- Court: Supreme Court of the United Kingdom
- Decided: 1 December 2009
- Citation: [2009] UKSC 10
- Transcript: Full transcript of judgment

Court membership
- Judges sitting: Lord Hope, Lady Hale, Lord Collins, Lord Kerr and Lord Clarke

= Re I (a child) =

I (a child) was a case heard by the Supreme Court of the United Kingdom on the 10 and 11 June 2009 and decided upon on 1 December 2009. The case principally involves the mother (a British Citizen of Indian origin), the father (a British Citizen of Pakistani origin) and their son (a British Citizen also born in the United Kingdom). The child was born on the 27 July 2000 and was 9 years old at the time of the case.

==Facts==
The parents separated in September 2002 and divorced in 2003, no court orders were made with regards to the child. He was admitted to hospital on the 1 November 2001 with fractures to his arms. At the fact-finding hearing in May 2002, District Judge Brasse found that the injuries were non-accidental and that the father had caused them. However, at the welfare hearing in December 2002, he reviewed that finding in the light of the new evidence which had emerged during the welfare inquiries and decided that the mother had been responsible.

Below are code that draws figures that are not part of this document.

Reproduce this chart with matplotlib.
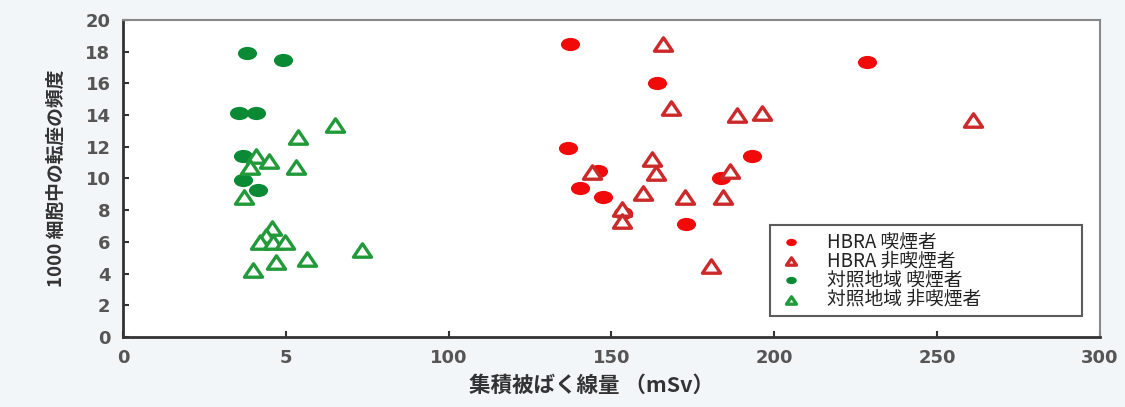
import numpy as np
import matplotlib
matplotlib.use("Agg")
import matplotlib.pyplot as plt
from matplotlib.path import Path

plt.rcParams["font.family"] = ["Noto Sans CJK JP", "DejaVu Sans"]

# ---------------------------------------------------------
# Data
# ---------------------------------------------------------
hbra_smoker_x = [137.2, 164.0, 228.4, 136.6, 193.1, 145.8, 140.3, 147.4, 183.6, 172.9, 153.5]
hbra_smoker_y = [18.5, 16.0, 17.35, 11.9, 11.4, 10.5, 9.4, 8.8, 10.0, 7.1, 7.8]

hbra_non_x = [165.8, 168.3, 188.5, 196.2, 261.0, 162.4, 163.6, 144.0, 159.7,
              172.6, 184.2, 186.4, 153.2, 153.2, 180.5]
hbra_non_y = [18.5, 14.45, 14.0, 14.1, 13.7, 11.2, 10.35, 10.4, 9.1,
              8.8, 8.8, 10.5, 8.1, 7.3, 4.5]

ctrl_smoker_x = [38.1, 49.1, 35.5, 40.8, 36.8, 36.8, 41.4]
ctrl_smoker_y = [17.9, 17.5, 14.1, 14.1, 11.4, 9.9, 9.3]

ctrl_non_x = [65.0, 53.7, 40.8, 44.8, 39.0, 53.1, 37.2, 45.7, 43.9,
              42.1, 46.0, 49.7, 73.4, 56.5, 47.0, 39.9]
ctrl_non_y = [13.4, 12.6, 11.4, 11.1, 10.7, 10.7, 8.8, 6.9, 6.4,
              6.0, 6.0, 6.0, 5.5, 4.9, 4.7, 4.2]

series_labels = ["HBRA 喫煙者", "HBRA 非喫煙者", "対照地域 喫煙者", "対照地域 非喫煙者"]

x_ticks = [0, 50, 100, 150, 200, 250, 300]
x_tick_labels = ["0", "5", "100", "150", "200", "250", "300"]
y_ticks = list(range(0, 21, 2))

# ---------------------------------------------------------
# Stretched markers (the source picture is squashed vertically)
# ---------------------------------------------------------
circ = Path.unit_circle()
oval = Path(circ.vertices * [1.45, 1.0], circ.codes)
tri = Path(np.array([[0, 1], [-1.35, -1], [1.35, -1], [0, 1]]),
           [Path.MOVETO, Path.LINETO, Path.LINETO, Path.CLOSEPOLY])

fig = plt.figure(figsize=(11.25, 4.07), dpi=100, facecolor="#f3f6f9")
ax = fig.add_axes([0.1093, 0.172, 0.8685, 0.779])
ax.set_facecolor("white")

ax.scatter(hbra_smoker_x, hbra_smoker_y, marker=oval, s=190, color="#f20a0a",
           linewidths=0, zorder=3, label=series_labels[0])
ax.scatter(hbra_non_x, hbra_non_y, marker=tri, s=170, facecolors="white",
           edgecolors="#cc2a2a", linewidths=2.4, zorder=4, label=series_labels[1])
ax.scatter(ctrl_smoker_x, ctrl_smoker_y, marker=oval, s=190, color="#0b8a36",
           linewidths=0, zorder=3, label=series_labels[2])
ax.scatter(ctrl_non_x, ctrl_non_y, marker=tri, s=170, facecolors="white",
           edgecolors="#229a3a", linewidths=2.4, zorder=4, label=series_labels[3])

ax.set_xlim(0, 300)
ax.set_ylim(0, 20)
ax.set_xticks(x_ticks)
ax.set_xticklabels(x_tick_labels)
ax.set_yticks(y_ticks)
ax.tick_params(direction="in", length=4, width=1.5, colors="#333333",
               labelcolor="#555555", labelsize=13, pad=9)
for lab in ax.get_xticklabels() + ax.get_yticklabels():
    lab.set_fontweight("bold")
    lab.set_fontfamily("DejaVu Sans")

for side in ["left", "bottom"]:
    ax.spines[side].set_color("#333333")
    ax.spines[side].set_linewidth(2)
for side in ["top", "right"]:
    ax.spines[side].set_color("#888888")
    ax.spines[side].set_linewidth(1.5)

ax.set_xlabel("集積被ばく線量 （mSv）", fontsize=15.5, fontweight="bold",
              color="#333333")
ax.xaxis.set_label_coords(0.48, -0.12)
ax.set_ylabel("1000 細胞中の転座の頻度", fontsize=13.5, fontweight="bold",
              color="#333333", labelpad=14)

# legend box spans roughly x 770-1082, y 230-316 px in the reference
leg = ax.legend(loc="lower left", bbox_to_anchor=(0.662, 0.066, 0.32, 0.27),
                mode="expand", fontsize=13.5, markerscale=0.55, frameon=True,
                fancybox=False, edgecolor="#333333", handlelength=1.6,
                handletextpad=1.1, labelspacing=-0.1, borderpad=0.35,
                borderaxespad=0)
leg.get_frame().set_linewidth(1.5)
for txt in leg.get_texts():
    txt.set_color("#222222")

fig.savefig("out.png", dpi=100, facecolor=fig.get_facecolor())
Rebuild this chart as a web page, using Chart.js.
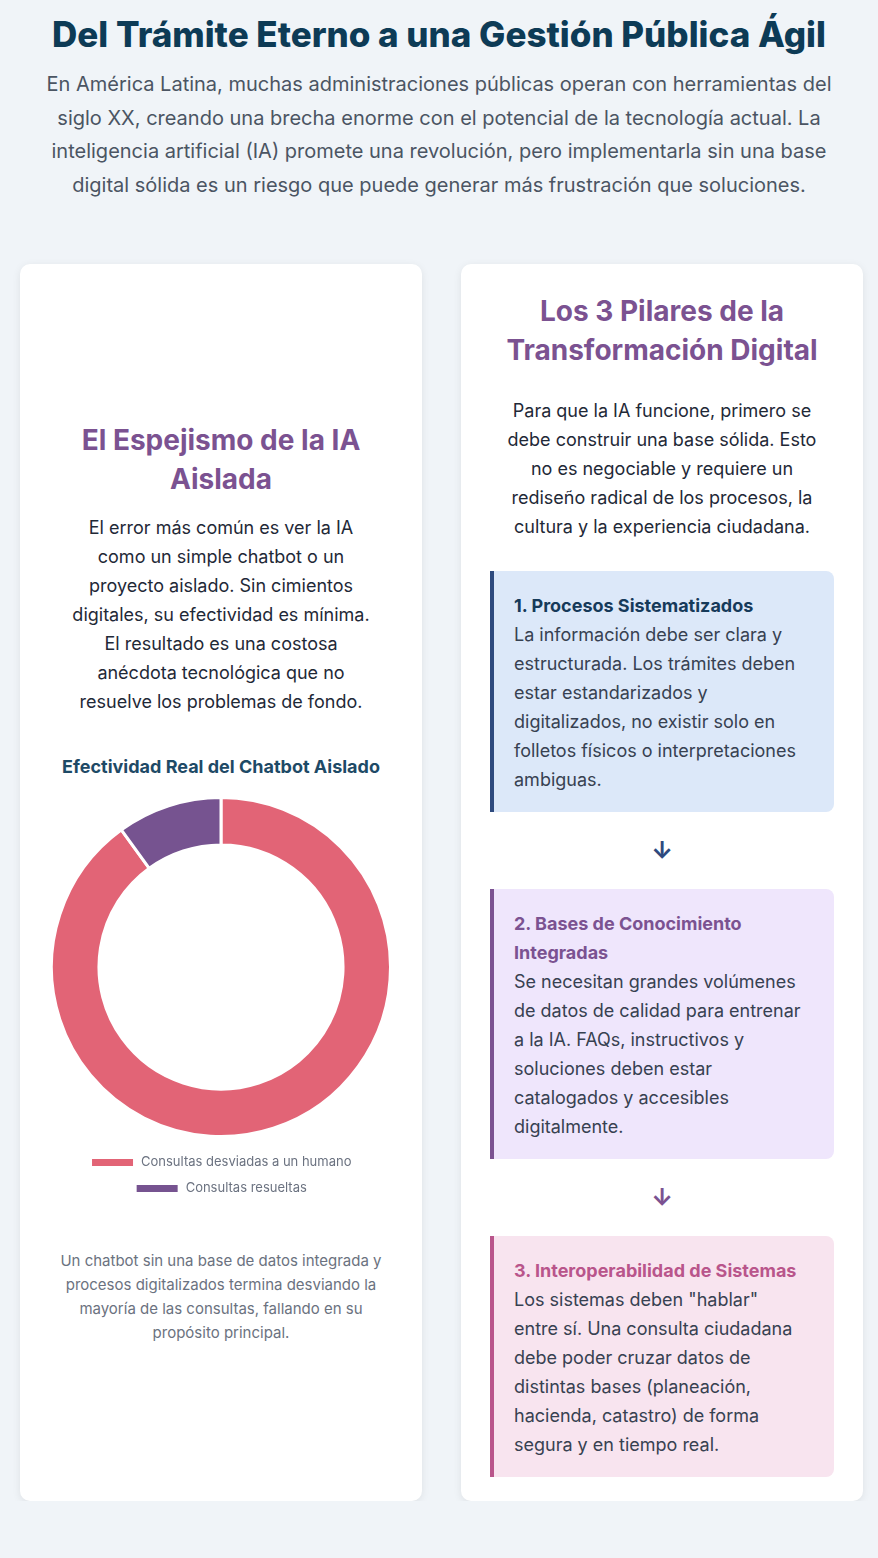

In mid-2004 the father applied for leave to take the child to live in Pakistan with the father's mother and sister. On 16 September 2004, Hedley J granted that leave. At the same time, the father (who was represented by counsel at the hearing) gave the conventional undertaking to return the child to this jurisdiction when ordered to do so by the court. The order also provided for interim contact with the mother until the child left the jurisdiction. The father and the boy moved to Pakistan on the 22 December 2004, and have lived there ever since.

==Judgment==
The supreme court case was regarding whether courts in England and Wales had jurisdiction in this case. The court ruled that courts in England and Wales did have jurisdiction in this case

==Significance==
The case brought before the supreme court regarded the second appeal by the mother, following the father's trying before HHJ Barnett whether the court had jurisdiction, HHJ Barnett held that the court did not have jurisdiction under the Family Law Act 1986. The first appeal was before the Court of Appeal, in which the mother's legal representatives argued that article 12 of Brussels II Revised applied. Thorpe LJ found that HHJ Barnett had reached the right result.